Choosing the right patch is half the battle. Applying it correctly is the other half. Over the years, I’ve made just about every mistake in the book. Here are the most important lessons I’ve learned to ensure your patch lasts.

  • The Mistake I Always Made: My biggest rookie error was not being aggressive enough. I used to just sand the visible rust and patch over it. Six months later, tiny bubbles would appear at the edges. You must cut or grind back to shiny, clean, healthy metal. Rust is like an iceberg; what you see is only a fraction of what’s there. Cut at least an inch beyond the last visible sign of rust.
  • Prep is 90% of the Job: Before you apply any patch or filler, the area must be surgically clean. Wipe it down with a wax and grease remover. Sand the surrounding area with 80-grit sandpaper to give the patch material something to bite into. A clean, scuffed surface is the key to good adhesion.
  • Treat the Unseen Enemy: After cutting out the rust and before patching, treat the inside of the panel and the edges of the good metal with a rust converter or encapsulator spray. This stops any microscopic rust you missed from spreading underneath your beautiful new repair.
  • Feather Your Edges: When you finish your repair with body filler, don’t just sand the filler itself. “Feather” the edges by sanding from the filler out onto the original paint. This creates a smooth, invisible transition and prevents you from seeing the outline of your patch after you paint.

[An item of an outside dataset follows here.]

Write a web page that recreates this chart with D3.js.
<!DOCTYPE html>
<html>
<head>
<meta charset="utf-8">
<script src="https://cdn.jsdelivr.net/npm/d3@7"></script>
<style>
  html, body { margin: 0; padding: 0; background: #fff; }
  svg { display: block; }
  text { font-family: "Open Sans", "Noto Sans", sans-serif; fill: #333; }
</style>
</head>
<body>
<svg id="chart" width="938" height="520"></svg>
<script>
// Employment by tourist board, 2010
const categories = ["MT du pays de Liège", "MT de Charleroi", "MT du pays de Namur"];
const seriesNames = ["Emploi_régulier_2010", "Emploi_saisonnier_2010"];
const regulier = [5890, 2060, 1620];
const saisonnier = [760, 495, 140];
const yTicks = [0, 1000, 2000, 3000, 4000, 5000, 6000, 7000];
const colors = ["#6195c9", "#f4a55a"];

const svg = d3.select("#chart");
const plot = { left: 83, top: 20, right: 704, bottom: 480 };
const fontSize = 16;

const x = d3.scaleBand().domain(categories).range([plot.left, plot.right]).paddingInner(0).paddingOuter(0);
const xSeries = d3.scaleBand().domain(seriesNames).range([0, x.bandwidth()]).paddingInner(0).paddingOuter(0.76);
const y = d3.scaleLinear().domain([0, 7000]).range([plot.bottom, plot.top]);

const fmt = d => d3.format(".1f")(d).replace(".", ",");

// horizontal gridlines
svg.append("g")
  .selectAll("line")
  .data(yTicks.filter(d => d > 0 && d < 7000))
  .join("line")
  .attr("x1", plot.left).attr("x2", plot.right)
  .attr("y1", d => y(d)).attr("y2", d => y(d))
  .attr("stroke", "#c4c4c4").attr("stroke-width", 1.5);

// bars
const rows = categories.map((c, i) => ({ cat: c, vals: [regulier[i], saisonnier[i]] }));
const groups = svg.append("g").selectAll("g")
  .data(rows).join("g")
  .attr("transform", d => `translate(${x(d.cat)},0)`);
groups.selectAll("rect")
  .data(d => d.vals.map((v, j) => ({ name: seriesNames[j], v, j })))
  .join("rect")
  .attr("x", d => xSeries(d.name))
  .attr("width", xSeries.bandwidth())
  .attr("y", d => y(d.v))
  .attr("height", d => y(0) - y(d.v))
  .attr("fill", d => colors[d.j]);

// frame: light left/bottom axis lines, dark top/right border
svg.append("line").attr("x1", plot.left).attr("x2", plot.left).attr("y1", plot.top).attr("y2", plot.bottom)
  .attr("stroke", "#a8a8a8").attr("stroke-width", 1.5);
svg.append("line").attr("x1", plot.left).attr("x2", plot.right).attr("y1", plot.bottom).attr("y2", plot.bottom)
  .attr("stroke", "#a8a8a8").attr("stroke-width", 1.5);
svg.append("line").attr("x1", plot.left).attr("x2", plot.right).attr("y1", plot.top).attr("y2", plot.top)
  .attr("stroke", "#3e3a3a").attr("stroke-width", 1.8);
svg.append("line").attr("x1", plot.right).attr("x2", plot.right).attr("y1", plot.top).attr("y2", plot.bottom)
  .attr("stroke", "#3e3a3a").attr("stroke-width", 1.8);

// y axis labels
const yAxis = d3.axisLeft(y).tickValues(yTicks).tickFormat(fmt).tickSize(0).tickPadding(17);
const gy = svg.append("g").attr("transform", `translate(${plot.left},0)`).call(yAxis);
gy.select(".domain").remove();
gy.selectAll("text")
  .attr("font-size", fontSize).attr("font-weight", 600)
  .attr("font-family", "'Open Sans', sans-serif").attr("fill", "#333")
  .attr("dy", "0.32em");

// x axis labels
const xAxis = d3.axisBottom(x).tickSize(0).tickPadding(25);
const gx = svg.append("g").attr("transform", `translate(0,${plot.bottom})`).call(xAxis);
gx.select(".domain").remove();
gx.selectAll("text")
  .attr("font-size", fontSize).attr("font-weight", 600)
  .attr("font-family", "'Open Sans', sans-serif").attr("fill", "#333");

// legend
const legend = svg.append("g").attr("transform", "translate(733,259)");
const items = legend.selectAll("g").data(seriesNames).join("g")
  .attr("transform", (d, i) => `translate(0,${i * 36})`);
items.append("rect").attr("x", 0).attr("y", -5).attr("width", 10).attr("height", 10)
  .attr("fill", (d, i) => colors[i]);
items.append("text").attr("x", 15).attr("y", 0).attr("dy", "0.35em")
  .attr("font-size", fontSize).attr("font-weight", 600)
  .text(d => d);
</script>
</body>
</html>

Frequently Asked Questions

Can I just use Bondo to fill a rust hole?

No. Body filler like Bondo is not structural and needs a solid backing. It’s designed to fill low spots and smooth over repairs, not to bridge a hole. Filling a hole with only Bondo will result in it cracking and falling out very quickly.

How long does a car rust patch last?

This completely depends on the type of patch and the quality of your prep work. A properly prepped and welded-in steel panel is a permanent fix that will last the life of the car. A well-done fiberglass patch can last many years, while a simple self-adhesive patch might only last a single season.

Do I need to weld to fix car rust properly?

For any structural part of the car, like the frame or rocker panels, welding is the only safe and correct method. For cosmetic, non-structural areas like a fender, a high-quality fiberglass repair is a very effective and long-lasting alternative to welding.

What’s the difference between a rust patch and a rust converter?

They serve two different purposes. A rust patch physically covers a hole where metal is gone. A rust converter is a chemical liquid you apply to existing surface rust, which converts it into a stable, paintable black primer, stopping it from spreading.